Data items
· · · · ·

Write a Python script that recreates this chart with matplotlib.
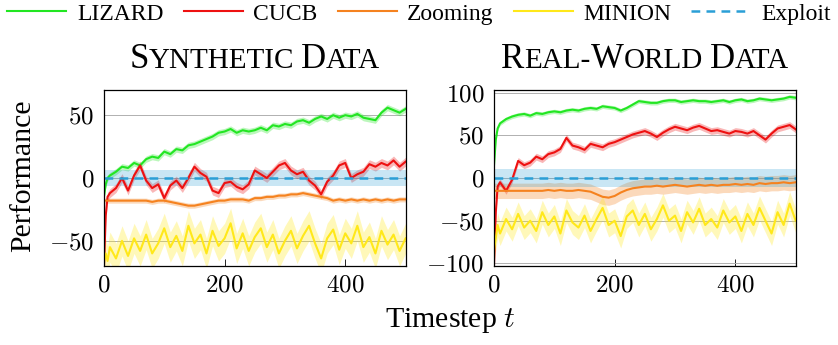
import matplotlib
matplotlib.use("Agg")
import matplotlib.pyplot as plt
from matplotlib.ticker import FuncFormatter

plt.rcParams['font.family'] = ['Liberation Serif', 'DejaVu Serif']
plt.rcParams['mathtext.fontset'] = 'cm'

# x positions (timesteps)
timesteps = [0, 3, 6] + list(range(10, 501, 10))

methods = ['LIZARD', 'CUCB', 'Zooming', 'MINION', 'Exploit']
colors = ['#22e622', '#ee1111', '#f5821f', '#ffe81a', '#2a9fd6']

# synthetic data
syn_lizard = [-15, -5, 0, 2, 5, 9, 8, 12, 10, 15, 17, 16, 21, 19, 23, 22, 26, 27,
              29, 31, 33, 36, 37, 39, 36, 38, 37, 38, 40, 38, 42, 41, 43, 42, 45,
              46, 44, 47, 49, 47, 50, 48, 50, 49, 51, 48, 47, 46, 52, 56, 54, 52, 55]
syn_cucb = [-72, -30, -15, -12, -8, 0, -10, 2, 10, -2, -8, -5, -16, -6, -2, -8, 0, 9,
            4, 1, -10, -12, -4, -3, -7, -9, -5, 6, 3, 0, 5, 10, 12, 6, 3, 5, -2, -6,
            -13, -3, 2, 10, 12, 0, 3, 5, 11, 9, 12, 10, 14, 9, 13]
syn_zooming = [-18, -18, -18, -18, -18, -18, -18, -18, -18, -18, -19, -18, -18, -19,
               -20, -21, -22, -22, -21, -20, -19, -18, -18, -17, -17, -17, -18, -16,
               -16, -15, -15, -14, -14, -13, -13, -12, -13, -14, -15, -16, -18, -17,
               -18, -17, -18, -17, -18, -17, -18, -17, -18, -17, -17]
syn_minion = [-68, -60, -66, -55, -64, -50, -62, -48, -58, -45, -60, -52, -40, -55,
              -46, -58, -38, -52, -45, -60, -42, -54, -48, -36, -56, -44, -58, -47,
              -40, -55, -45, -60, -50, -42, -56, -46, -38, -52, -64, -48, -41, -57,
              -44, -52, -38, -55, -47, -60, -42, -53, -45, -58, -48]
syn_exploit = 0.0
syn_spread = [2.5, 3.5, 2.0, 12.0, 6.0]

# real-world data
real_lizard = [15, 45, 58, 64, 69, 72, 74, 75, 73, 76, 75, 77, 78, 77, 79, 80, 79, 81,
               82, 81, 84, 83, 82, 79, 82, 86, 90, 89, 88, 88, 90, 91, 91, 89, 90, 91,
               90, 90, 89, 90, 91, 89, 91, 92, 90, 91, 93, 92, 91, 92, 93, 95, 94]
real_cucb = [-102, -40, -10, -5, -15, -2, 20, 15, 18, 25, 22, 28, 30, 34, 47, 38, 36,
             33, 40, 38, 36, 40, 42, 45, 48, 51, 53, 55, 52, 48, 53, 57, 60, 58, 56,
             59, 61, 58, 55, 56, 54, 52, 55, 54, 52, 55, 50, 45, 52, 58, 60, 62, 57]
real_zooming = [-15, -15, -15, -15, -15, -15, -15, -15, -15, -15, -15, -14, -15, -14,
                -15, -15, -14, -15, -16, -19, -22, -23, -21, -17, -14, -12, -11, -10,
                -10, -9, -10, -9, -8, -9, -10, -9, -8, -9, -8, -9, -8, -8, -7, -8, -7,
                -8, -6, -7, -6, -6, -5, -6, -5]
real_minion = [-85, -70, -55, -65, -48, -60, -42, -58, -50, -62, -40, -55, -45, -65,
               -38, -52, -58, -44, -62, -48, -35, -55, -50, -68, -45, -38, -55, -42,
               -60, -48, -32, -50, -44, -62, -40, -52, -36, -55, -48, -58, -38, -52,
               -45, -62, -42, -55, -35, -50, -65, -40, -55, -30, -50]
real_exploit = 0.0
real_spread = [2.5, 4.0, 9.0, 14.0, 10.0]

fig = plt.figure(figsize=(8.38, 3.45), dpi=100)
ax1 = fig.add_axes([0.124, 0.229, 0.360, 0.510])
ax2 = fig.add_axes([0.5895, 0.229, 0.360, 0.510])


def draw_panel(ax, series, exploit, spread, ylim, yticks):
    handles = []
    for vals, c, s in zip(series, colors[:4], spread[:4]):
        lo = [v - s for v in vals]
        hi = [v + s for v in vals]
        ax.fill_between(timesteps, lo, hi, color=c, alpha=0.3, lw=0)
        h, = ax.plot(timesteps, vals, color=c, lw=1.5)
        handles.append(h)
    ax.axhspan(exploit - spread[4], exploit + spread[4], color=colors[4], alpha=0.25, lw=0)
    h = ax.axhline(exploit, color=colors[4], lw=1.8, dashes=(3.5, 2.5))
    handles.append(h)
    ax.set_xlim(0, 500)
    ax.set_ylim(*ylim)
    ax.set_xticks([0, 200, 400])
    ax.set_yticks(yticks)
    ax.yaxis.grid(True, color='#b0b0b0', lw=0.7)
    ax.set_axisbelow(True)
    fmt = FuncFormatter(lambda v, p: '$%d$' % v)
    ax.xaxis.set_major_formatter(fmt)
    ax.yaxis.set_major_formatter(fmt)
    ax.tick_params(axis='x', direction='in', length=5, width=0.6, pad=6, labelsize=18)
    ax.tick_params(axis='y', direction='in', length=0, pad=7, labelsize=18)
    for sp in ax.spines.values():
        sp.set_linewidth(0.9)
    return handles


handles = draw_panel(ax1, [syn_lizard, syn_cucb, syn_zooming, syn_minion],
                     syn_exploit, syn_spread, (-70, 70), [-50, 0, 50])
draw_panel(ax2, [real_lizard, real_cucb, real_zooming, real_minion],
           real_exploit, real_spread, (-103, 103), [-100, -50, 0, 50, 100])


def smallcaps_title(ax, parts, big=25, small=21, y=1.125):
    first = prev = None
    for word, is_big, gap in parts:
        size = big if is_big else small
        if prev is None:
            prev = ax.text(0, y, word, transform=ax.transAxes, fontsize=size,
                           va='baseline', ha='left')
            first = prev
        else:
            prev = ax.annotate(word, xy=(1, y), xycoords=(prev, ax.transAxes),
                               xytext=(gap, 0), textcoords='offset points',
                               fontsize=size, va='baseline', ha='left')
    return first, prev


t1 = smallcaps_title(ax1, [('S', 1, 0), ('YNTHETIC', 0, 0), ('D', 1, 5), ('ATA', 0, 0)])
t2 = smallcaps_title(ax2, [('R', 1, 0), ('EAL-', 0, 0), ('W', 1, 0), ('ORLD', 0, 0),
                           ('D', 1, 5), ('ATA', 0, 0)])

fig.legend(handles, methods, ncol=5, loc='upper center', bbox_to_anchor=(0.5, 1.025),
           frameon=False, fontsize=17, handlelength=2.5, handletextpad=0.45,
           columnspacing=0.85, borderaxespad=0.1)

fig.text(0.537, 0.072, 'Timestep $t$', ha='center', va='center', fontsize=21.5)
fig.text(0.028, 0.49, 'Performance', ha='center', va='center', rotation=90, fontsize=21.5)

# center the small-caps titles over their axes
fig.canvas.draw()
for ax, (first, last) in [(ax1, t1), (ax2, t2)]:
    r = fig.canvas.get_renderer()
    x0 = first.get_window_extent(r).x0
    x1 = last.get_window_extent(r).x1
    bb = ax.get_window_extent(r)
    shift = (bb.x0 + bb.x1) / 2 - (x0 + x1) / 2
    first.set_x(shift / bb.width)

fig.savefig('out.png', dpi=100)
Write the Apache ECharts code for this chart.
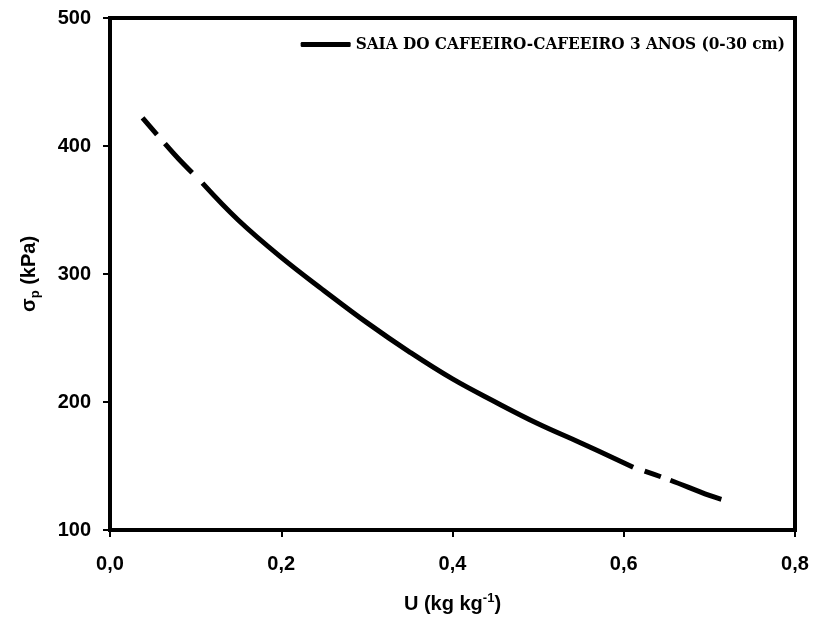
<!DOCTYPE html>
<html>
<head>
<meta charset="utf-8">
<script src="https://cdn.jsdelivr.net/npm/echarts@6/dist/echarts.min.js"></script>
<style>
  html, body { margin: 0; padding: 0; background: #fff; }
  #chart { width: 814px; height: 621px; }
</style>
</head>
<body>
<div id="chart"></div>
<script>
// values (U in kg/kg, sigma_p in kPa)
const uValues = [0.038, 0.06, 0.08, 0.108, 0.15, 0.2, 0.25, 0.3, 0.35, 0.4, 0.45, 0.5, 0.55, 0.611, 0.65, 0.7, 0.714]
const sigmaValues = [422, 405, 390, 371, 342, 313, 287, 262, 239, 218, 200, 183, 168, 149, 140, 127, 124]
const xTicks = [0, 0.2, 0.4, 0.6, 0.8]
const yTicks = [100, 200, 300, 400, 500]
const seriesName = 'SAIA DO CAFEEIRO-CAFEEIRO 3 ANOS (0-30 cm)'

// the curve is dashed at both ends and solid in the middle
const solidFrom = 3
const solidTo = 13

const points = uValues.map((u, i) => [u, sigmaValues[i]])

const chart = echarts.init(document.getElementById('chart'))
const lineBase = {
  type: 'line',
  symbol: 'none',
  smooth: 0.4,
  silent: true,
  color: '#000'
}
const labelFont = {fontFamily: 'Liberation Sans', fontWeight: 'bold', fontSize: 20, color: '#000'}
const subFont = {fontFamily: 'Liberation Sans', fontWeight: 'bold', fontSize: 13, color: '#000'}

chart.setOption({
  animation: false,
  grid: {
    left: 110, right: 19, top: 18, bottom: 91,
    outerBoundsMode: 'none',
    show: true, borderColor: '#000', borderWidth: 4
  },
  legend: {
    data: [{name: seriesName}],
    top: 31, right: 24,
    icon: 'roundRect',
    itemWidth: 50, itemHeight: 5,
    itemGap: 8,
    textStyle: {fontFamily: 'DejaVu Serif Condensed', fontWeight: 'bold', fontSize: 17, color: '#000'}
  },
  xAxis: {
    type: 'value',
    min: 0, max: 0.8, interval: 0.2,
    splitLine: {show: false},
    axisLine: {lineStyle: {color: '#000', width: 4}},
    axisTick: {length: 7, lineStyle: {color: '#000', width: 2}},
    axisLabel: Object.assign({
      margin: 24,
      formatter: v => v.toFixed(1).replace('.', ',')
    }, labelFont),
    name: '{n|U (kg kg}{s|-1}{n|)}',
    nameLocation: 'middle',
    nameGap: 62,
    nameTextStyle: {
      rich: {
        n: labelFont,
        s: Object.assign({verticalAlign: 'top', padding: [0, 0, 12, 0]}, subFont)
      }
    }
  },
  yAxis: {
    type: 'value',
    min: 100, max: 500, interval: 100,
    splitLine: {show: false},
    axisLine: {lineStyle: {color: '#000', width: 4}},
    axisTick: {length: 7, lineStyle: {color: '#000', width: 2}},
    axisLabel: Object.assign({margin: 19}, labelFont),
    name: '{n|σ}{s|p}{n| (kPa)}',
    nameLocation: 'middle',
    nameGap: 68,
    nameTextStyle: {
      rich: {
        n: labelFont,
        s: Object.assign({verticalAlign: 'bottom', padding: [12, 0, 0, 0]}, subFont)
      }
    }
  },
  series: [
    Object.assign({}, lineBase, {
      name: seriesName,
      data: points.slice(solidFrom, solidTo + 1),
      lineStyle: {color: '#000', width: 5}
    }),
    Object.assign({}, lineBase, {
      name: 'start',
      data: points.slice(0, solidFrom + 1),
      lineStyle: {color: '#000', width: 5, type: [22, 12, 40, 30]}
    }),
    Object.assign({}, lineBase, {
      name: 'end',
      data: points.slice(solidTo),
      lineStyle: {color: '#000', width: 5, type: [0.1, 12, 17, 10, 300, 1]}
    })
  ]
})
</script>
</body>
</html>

· · · · ·

* AIM OF THE EXERCISE *
Without any pictures, reproduce the lines from the first one in the material through the line that has "colors = ['#22e622', '#ee1111', '#f5821f', '#ffe81a', '#2a9fd6']", exactly as they appear.

* OUTPUT OF THE TASK *
Write a Python script that recreates this chart with matplotlib.
import matplotlib
matplotlib.use("Agg")
import matplotlib.pyplot as plt
from matplotlib.ticker import FuncFormatter

plt.rcParams['font.family'] = ['Liberation Serif', 'DejaVu Serif']
plt.rcParams['mathtext.fontset'] = 'cm'

# x positions (timesteps)
timesteps = [0, 3, 6] + list(range(10, 501, 10))

methods = ['LIZARD', 'CUCB', 'Zooming', 'MINION', 'Exploit']
colors = ['#22e622', '#ee1111', '#f5821f', '#ffe81a', '#2a9fd6']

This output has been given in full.